# DATASET EXTRACT
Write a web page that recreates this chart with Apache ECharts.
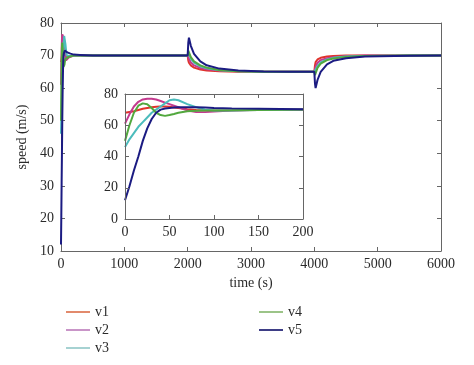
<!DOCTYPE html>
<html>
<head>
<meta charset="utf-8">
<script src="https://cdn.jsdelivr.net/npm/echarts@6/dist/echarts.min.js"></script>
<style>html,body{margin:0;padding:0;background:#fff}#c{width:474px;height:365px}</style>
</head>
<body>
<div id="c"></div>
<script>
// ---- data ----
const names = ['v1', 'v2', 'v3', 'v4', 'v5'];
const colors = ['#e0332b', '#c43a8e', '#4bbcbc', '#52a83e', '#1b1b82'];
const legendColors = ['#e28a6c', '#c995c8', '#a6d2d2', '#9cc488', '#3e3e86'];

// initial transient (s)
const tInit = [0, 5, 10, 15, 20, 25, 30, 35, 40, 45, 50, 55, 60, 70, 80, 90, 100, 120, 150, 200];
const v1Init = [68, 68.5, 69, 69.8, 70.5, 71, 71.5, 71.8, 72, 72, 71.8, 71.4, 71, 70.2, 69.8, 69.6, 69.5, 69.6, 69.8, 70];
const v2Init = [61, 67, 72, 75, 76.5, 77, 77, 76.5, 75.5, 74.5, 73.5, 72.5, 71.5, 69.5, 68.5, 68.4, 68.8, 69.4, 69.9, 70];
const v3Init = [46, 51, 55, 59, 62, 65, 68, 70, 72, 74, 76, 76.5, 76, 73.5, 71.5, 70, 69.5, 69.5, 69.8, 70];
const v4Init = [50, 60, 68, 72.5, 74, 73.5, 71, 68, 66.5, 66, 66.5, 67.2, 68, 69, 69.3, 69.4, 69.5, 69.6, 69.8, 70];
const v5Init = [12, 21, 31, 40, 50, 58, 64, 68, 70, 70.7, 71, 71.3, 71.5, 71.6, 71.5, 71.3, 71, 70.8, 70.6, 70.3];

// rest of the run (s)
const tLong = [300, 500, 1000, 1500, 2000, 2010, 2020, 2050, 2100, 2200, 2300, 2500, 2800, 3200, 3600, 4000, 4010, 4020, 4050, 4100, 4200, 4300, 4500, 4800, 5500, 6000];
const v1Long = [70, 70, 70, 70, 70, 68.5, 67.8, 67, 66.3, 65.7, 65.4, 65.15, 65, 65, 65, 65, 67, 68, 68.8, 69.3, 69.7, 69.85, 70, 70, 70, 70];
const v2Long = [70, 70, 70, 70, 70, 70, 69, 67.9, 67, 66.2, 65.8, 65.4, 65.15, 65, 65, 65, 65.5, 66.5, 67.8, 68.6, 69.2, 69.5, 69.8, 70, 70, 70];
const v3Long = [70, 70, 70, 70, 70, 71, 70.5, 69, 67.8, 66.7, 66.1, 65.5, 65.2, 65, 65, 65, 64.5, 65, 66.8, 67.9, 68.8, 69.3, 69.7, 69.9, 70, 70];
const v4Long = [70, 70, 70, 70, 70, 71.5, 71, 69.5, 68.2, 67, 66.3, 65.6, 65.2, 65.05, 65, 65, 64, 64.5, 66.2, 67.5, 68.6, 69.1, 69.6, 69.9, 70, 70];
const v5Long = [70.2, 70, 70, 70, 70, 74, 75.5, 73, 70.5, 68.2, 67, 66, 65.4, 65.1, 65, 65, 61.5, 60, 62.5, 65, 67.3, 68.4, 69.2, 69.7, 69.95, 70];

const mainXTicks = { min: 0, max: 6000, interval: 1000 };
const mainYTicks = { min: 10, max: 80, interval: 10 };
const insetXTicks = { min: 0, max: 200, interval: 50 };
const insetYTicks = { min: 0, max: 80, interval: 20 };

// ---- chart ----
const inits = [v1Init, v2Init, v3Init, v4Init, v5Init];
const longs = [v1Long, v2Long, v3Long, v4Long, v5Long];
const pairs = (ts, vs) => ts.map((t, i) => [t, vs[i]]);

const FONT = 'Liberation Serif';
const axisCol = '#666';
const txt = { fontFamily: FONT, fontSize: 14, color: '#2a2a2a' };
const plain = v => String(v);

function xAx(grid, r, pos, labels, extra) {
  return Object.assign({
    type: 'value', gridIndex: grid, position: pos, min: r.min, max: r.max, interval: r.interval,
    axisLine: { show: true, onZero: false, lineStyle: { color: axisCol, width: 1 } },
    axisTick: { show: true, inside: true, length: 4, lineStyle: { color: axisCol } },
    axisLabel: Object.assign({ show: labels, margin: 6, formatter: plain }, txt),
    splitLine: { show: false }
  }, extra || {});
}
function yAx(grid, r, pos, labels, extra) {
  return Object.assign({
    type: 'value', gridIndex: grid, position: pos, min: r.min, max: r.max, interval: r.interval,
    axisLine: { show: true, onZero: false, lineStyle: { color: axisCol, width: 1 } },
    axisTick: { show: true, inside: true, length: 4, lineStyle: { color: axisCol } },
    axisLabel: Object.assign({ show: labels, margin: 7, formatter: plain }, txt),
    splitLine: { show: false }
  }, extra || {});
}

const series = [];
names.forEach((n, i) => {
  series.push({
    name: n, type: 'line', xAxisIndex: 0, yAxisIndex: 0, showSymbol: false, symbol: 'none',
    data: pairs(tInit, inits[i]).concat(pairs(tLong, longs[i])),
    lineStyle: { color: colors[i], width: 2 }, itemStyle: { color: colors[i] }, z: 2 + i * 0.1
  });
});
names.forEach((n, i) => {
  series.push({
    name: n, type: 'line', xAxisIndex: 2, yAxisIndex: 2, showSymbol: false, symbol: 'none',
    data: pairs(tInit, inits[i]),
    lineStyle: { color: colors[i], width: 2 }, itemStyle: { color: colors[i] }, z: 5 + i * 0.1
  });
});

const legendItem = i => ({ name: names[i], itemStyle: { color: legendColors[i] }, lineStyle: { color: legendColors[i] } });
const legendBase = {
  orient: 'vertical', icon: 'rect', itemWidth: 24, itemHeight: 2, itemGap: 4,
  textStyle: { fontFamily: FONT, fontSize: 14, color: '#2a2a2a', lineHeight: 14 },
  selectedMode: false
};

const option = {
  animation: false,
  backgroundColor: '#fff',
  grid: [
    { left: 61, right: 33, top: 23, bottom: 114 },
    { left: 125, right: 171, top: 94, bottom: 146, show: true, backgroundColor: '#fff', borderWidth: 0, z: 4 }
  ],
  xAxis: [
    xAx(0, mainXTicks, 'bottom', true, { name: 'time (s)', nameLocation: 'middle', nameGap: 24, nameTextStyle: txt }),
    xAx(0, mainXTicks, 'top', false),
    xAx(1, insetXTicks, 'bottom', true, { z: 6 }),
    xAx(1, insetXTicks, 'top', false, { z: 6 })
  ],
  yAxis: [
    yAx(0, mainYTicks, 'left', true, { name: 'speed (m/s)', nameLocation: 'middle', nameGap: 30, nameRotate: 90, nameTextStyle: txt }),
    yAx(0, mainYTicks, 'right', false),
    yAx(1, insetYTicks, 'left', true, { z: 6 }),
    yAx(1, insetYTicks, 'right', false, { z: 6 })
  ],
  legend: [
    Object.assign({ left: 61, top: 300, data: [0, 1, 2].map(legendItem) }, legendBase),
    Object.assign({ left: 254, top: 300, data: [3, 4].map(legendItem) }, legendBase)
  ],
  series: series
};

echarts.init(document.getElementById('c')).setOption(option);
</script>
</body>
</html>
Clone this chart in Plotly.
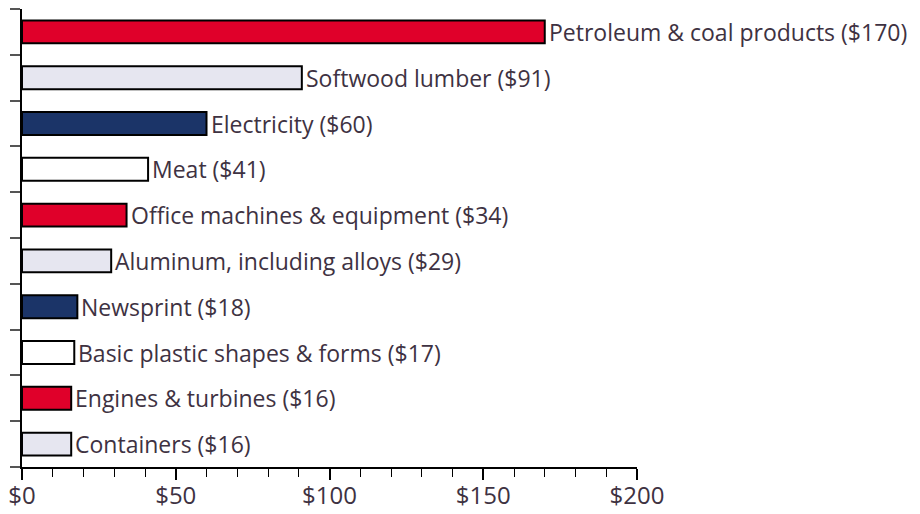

# TASK DIRECTIONS
Without including the pictures, return each record above exactly as it stands.

# FULL ANSWER
Write a web page that recreates this chart with Apache ECharts.
<!DOCTYPE html>
<html>
<head>
<meta charset="utf-8">
<script src="https://cdn.jsdelivr.net/npm/echarts@6/dist/echarts.min.js"></script>
<style>html,body{margin:0;padding:0;background:#fff}#c{width:474px;height:365px}</style>
</head>
<body>
<div id="c"></div>
<script>
// ---- data ----
const names = ['v1', 'v2', 'v3', 'v4', 'v5'];
const colors = ['#e0332b', '#c43a8e', '#4bbcbc', '#52a83e', '#1b1b82'];
const legendColors = ['#e28a6c', '#c995c8', '#a6d2d2', '#9cc488', '#3e3e86'];

// initial transient (s)
const tInit = [0, 5, 10, 15, 20, 25, 30, 35, 40, 45, 50, 55, 60, 70, 80, 90, 100, 120, 150, 200];
const v1Init = [68, 68.5, 69, 69.8, 70.5, 71, 71.5, 71.8, 72, 72, 71.8, 71.4, 71, 70.2, 69.8, 69.6, 69.5, 69.6, 69.8, 70];
const v2Init = [61, 67, 72, 75, 76.5, 77, 77, 76.5, 75.5, 74.5, 73.5, 72.5, 71.5, 69.5, 68.5, 68.4, 68.8, 69.4, 69.9, 70];
const v3Init = [46, 51, 55, 59, 62, 65, 68, 70, 72, 74, 76, 76.5, 76, 73.5, 71.5, 70, 69.5, 69.5, 69.8, 70];
const v4Init = [50, 60, 68, 72.5, 74, 73.5, 71, 68, 66.5, 66, 66.5, 67.2, 68, 69, 69.3, 69.4, 69.5, 69.6, 69.8, 70];
const v5Init = [12, 21, 31, 40, 50, 58, 64, 68, 70, 70.7, 71, 71.3, 71.5, 71.6, 71.5, 71.3, 71, 70.8, 70.6, 70.3];

// rest of the run (s)
const tLong = [300, 500, 1000, 1500, 2000, 2010, 2020, 2050, 2100, 2200, 2300, 2500, 2800, 3200, 3600, 4000, 4010, 4020, 4050, 4100, 4200, 4300, 4500, 4800, 5500, 6000];
const v1Long = [70, 70, 70, 70, 70, 68.5, 67.8, 67, 66.3, 65.7, 65.4, 65.15, 65, 65, 65, 65, 67, 68, 68.8, 69.3, 69.7, 69.85, 70, 70, 70, 70];
const v2Long = [70, 70, 70, 70, 70, 70, 69, 67.9, 67, 66.2, 65.8, 65.4, 65.15, 65, 65, 65, 65.5, 66.5, 67.8, 68.6, 69.2, 69.5, 69.8, 70, 70, 70];
const v3Long = [70, 70, 70, 70, 70, 71, 70.5, 69, 67.8, 66.7, 66.1, 65.5, 65.2, 65, 65, 65, 64.5, 65, 66.8, 67.9, 68.8, 69.3, 69.7, 69.9, 70, 70];
const v4Long = [70, 70, 70, 70, 70, 71.5, 71, 69.5, 68.2, 67, 66.3, 65.6, 65.2, 65.05, 65, 65, 64, 64.5, 66.2, 67.5, 68.6, 69.1, 69.6, 69.9, 70, 70];
const v5Long = [70.2, 70, 70, 70, 70, 74, 75.5, 73, 70.5, 68.2, 67, 66, 65.4, 65.1, 65, 65, 61.5, 60, 62.5, 65, 67.3, 68.4, 69.2, 69.7, 69.95, 70];

const mainXTicks = { min: 0, max: 6000, interval: 1000 };
const mainYTicks = { min: 10, max: 80, interval: 10 };
const insetXTicks = { min: 0, max: 200, interval: 50 };
const insetYTicks = { min: 0, max: 80, interval: 20 };

// ---- chart ----
const inits = [v1Init, v2Init, v3Init, v4Init, v5Init];
const longs = [v1Long, v2Long, v3Long, v4Long, v5Long];
const pairs = (ts, vs) => ts.map((t, i) => [t, vs[i]]);

const FONT = 'Liberation Serif';
const axisCol = '#666';
const txt = { fontFamily: FONT, fontSize: 14, color: '#2a2a2a' };
const plain = v => String(v);

function xAx(grid, r, pos, labels, extra) {
  return Object.assign({
    type: 'value', gridIndex: grid, position: pos, min: r.min, max: r.max, interval: r.interval,
    axisLine: { show: true, onZero: false, lineStyle: { color: axisCol, width: 1 } },
    axisTick: { show: true, inside: true, length: 4, lineStyle: { color: axisCol } },
    axisLabel: Object.assign({ show: labels, margin: 6, formatter: plain }, txt),
    splitLine: { show: false }
  }, extra || {});
}
function yAx(grid, r, pos, labels, extra) {
  return Object.assign({
    type: 'value', gridIndex: grid, position: pos, min: r.min, max: r.max, interval: r.interval,
    axisLine: { show: true, onZero: false, lineStyle: { color: axisCol, width: 1 } },
    axisTick: { show: true, inside: true, length: 4, lineStyle: { color: axisCol } },
    axisLabel: Object.assign({ show: labels, margin: 7, formatter: plain }, txt),
    splitLine: { show: false }
  }, extra || {});
}

const series = [];
names.forEach((n, i) => {
  series.push({
    name: n, type: 'line', xAxisIndex: 0, yAxisIndex: 0, showSymbol: false, symbol: 'none',
    data: pairs(tInit, inits[i]).concat(pairs(tLong, longs[i])),
    lineStyle: { color: colors[i], width: 2 }, itemStyle: { color: colors[i] }, z: 2 + i * 0.1
  });
});
names.forEach((n, i) => {
  series.push({
    name: n, type: 'line', xAxisIndex: 2, yAxisIndex: 2, showSymbol: false, symbol: 'none',
    data: pairs(tInit, inits[i]),
    lineStyle: { color: colors[i], width: 2 }, itemStyle: { color: colors[i] }, z: 5 + i * 0.1
  });
});

const legendItem = i => ({ name: names[i], itemStyle: { color: legendColors[i] }, lineStyle: { color: legendColors[i] } });
const legendBase = {
  orient: 'vertical', icon: 'rect', itemWidth: 24, itemHeight: 2, itemGap: 4,
  textStyle: { fontFamily: FONT, fontSize: 14, color: '#2a2a2a', lineHeight: 14 },
  selectedMode: false
};

const option = {
  animation: false,
  backgroundColor: '#fff',
  grid: [
    { left: 61, right: 33, top: 23, bottom: 114 },
    { left: 125, right: 171, top: 94, bottom: 146, show: true, backgroundColor: '#fff', borderWidth: 0, z: 4 }
  ],
  xAxis: [
    xAx(0, mainXTicks, 'bottom', true, { name: 'time (s)', nameLocation: 'middle', nameGap: 24, nameTextStyle: txt }),
    xAx(0, mainXTicks, 'top', false),
    xAx(1, insetXTicks, 'bottom', true, { z: 6 }),
    xAx(1, insetXTicks, 'top', false, { z: 6 })
  ],
  yAxis: [
    yAx(0, mainYTicks, 'left', true, { name: 'speed (m/s)', nameLocation: 'middle', nameGap: 30, nameRotate: 90, nameTextStyle: txt }),
    yAx(0, mainYTicks, 'right', false),
    yAx(1, insetYTicks, 'left', true, { z: 6 }),
    yAx(1, insetYTicks, 'right', false, { z: 6 })
  ],
  legend: [
    Object.assign({ left: 61, top: 300, data: [0, 1, 2].map(legendItem) }, legendBase),
    Object.assign({ left: 254, top: 300, data: [3, 4].map(legendItem) }, legendBase)
  ],
  series: series
};

echarts.init(document.getElementById('c')).setOption(option);
</script>
</body>
</html>
Clone this chart in Plotly.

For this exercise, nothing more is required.